Zimbabwe Ben Defending the Fed
Hey Zimbabwe Ben, starting to feel a tad uncomfortable? I've been watching you squirm for months now, motherfucker, and you're still in the frying pan.
Federal Reserve Chairman Ben S. Bernanke said a “strong case” can be made for keeping the central bank involved in bank supervision, and subjecting interest rate policy to congressional audits may undermine confidence in monetary policy. “There is a strong case for a continued role for the Federal Reserve in bank supervision,” the Fed Chairman said in a commentary released today on the Web site of the Washington Post. “Because of our role in making monetary policy, the Fed brings unparalleled economic and financial expertise to its oversight of banks.”
Bernanke has presided over the most expansive use of Fed powers since the Great Depression. While the 55-year-old Fed chairman has said he averted a financial meltdown, lawmakers have voiced concern about potential taxpayer losses and proposed the most sweeping dismantlement of Fed authority since the creation of the institution in 1913.
The Fed chairman said legislation under consideration in Congress would impair the ability of the central bank to fulfill its basic functions.
“A number of the legislative proposals being circulated would significantly reduce the capacity of the Federal Reserve to perform its core functions,” he said. “Now more than ever, America needs a strong, nonpolitical and independent central bank with the tools to promote financial stability and to help steer our economy to recovery without inflation.”
Translated from Fedspeak that means: "get the scissors away from my nuts"
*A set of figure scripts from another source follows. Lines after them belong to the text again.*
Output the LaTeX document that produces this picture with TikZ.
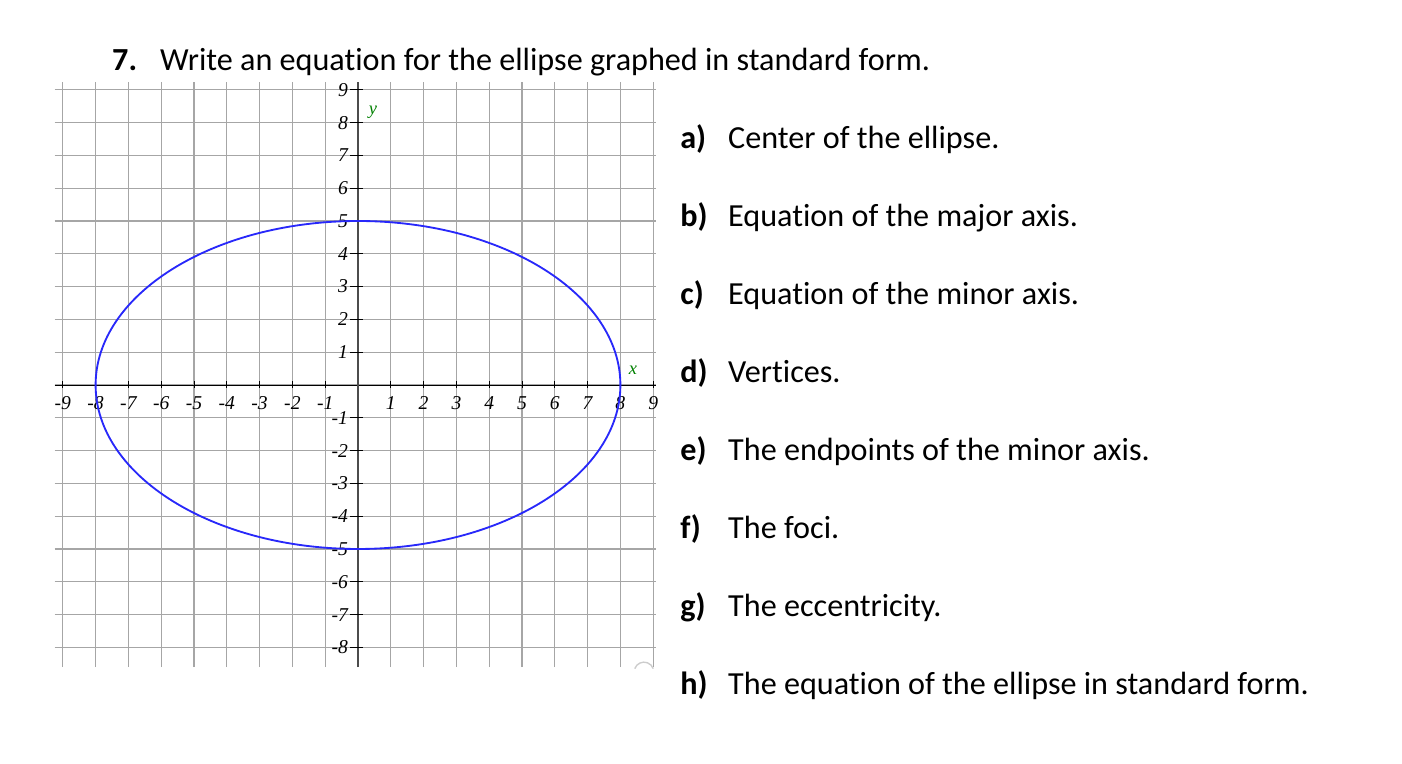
\documentclass[tikz,border=0pt]{standalone}
\usepackage{fontspec}
\setmainfont{Carlito}[Ligatures=NoCommon]
\newfontfamily\numfont{Liberation Serif}
\usepackage{tikz}
\usetikzlibrary{positioning}
\definecolor{curveblue}{RGB}{40,40,250}

\begin{document}
\begin{tikzpicture}[x=1cm,y=1cm,
  gridline/.style={gray!70,line width=1.1pt},
  ticklbl/.style={inner sep=0pt,font=\numfont\itshape\fontsize{17}{17}\selectfont},
  axlbl/.style={inner sep=0pt,text=green!50!black,font=\numfont\itshape\fontsize{16}{16}\selectfont},
  qlbl/.style={inner sep=0pt,anchor=base west,font=\bfseries\fontsize{27.9}{32}\selectfont},
  qtext/.style={inner sep=0pt,anchor=base west,font=\fontsize{27.9}{32}\selectfont}]
\useasboundingbox (-10.915,-11.555) rectangle (31.83,11.738);

% title
\node [qlbl] (num) at (-7.5,9.58) {7.};
\node [qtext] (title) at (-6.04,9.58)
  {Write an equation for the ellipse graphed in standard form.};

% grid
\foreach \x in {-9,...,9}
  \draw [gridline] (\x,-8.6) -- (\x,9.25);
\foreach \y in {-8,...,9}
  \draw [gridline] (-9.25,\y) -- (9.1,\y);

% axes
\draw [black,line width=0.8pt] (-9.25,0) -- (9.1,0);
\draw [black!70,line width=1.1pt] (0,-8.6) -- (0,9.25);
\foreach \x in {-9,...,-1,1,2,...,9} {
  \draw [black,line width=0.8pt] (\x,0.12) -- (\x,-0.1);
  \node [ticklbl] (xl\x) at (\x,-0.55) {\x};
}
\foreach \y in {-8,...,-1,1,2,...,9} {
  \draw [black,line width=0.8pt] (-0.25,\y) -- (0.15,\y);
  \node [ticklbl,anchor=east] (yl\y) at (-0.3,\y) {\y};
}
\node [axlbl] (xname) at (8.38,0.46) {x};
\node [axlbl] (yname) at (0.46,8.33) {y};

% the ellipse
\draw [curveblue,line width=1.6pt] (0,0) ellipse (8 and 5);

% corner handle
\draw [gray!40,line width=1.2pt] (8.72,-8.75) ++(160:0.3) arc (160:20:0.3);

% questions
\foreach \l/\t [count=\i from 0] in {
  a/Center of the ellipse.,
  b/Equation of the major axis.,
  c/Equation of the minor axis.,
  d/Vertices.,
  e/The endpoints of the minor axis.,
  f/The foci.,
  g/The eccentricity.,
  h/The equation of the ellipse in standard form.} {
  \node [qlbl] (q\l) at (9.82,7.196-2.378*\i) {\l)};
  \node [qtext] (t\l) at (11.28,7.196-2.378*\i) {\t};
}
\end{tikzpicture}
\end{document}
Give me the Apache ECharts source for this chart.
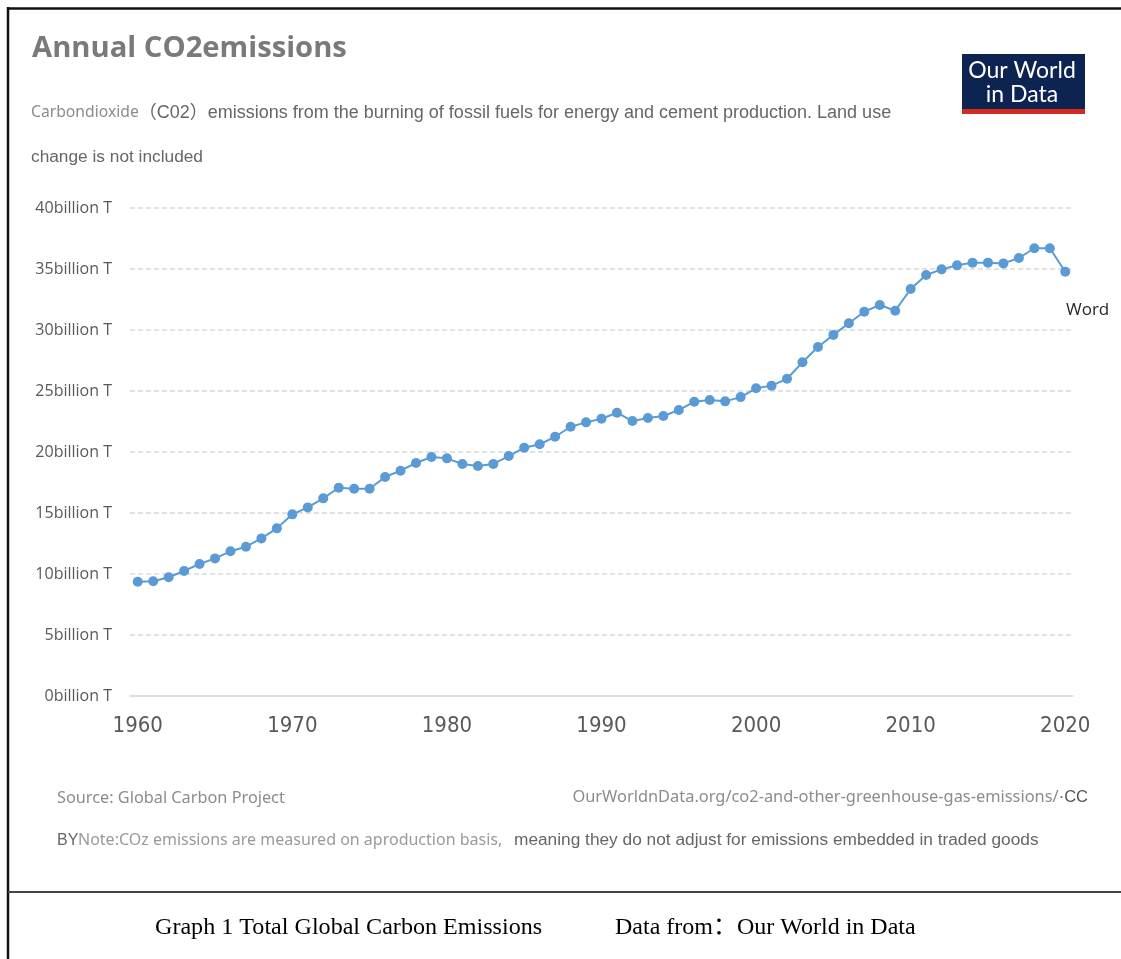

Senate Banking Committee Christopher Dodd, a Democrat from Connecticut, has criticized the central bank for lax supervision and introduced legislation this month that would strip bank oversight from the Fed and create a single bank regulator. Dodd would also limit the central bank’s ability to loan to individual companies.
“Congress has a lot of public support for an attack on the Fed,” Allan Meltzer, a Fed historian and professor at Carnegie Mellon University in Pittsburgh, said in an interview Nov. 23. “They bailed out everybody in sight.”
The Standard & Poor’s 500 Index slid 1.7 percent to 1,091.49 in New York while two-year Treasury yields fell to the lowest level since December.
Dodd and Representative Barney Frank, chairman of the House Financial Services Committee, want to take away the Fed’s rule- writing power on consumer financial products and give it to a new Consumer Financial Protection Agency.
It depends on who is holding the scissors. I'd like to throw my fuzzy hat into the ring for that one.
This isn't the sort of thing that can be easily swept under the rug and I imagine Ben Bernanke is completely pissed right now. It's not exactly his bag. The guy didn't jump into the job knowing he'd be thrust into the spotlight - look at what a scrub he was when he started - and I don't think they prepped him very well for all of this. When your PR fluff girl comes from Enron, you're not really given much of a chance from the gate.
The Big Picture:
This mornings must read work is an article in the Sunday Washington Post by none other than Ben Bernanke, titled The right reform for the Fed.
It is a rational pushback against the like of Ron Paul and Chris Dodd’s programs to either hamstring or completely get rid of the Federal Reserve.
As I have previously noted, being the only country with out a Central Bank would be like unilateral disarmament.Its a nice theory, but you will eventually be destroyed by your enemies.
Here’s helicopter Ben:
“These matters are complex, and Congress is still in the midst of considering how best to reform financial regulation. I am concerned, however, that a number of the legislative proposals being circulated would significantly reduce the capacity of the Federal Reserve to perform its core functions. Notably, some leading proposals in the Senate would strip the Fed of all its bank regulatory powers. And a House committee recently voted to repeal a 1978 provision that was intended to protect monetary policy from short-term political influence. These measures are very much out of step with the global consensus on the appropriate role of central banks, and they would seriously impair the prospects for economic and financial stability in the United States. The Fed played a major part in arresting the crisis, and we should be seeking to preserve, not degrade, the institution’s ability to foster financial stability and to promote economic recovery without inflation.
The proposed measures are at least in part the product of public anger over the financial crisis and the government’s response, particularly the rescues of some individual financial firms. The government’s actions to avoid financial collapse last fall — as distasteful and unfair as some undoubtedly were — were unfortunately necessary to prevent a global economic catastrophe that could have rivaled the Great Depression in length and severity, with profound consequences for our economy and society. (I know something about this, having spent my career prior to public service studying these issues.) My colleagues at the Federal Reserve and I were determined not to allow that to happen.”
The key line in Bernankes impassioned (or is that dispassionate?) defense is simply this: Independent does not mean unaccountable.
Burn, how much of it do you think Ben Bernanke actually believes?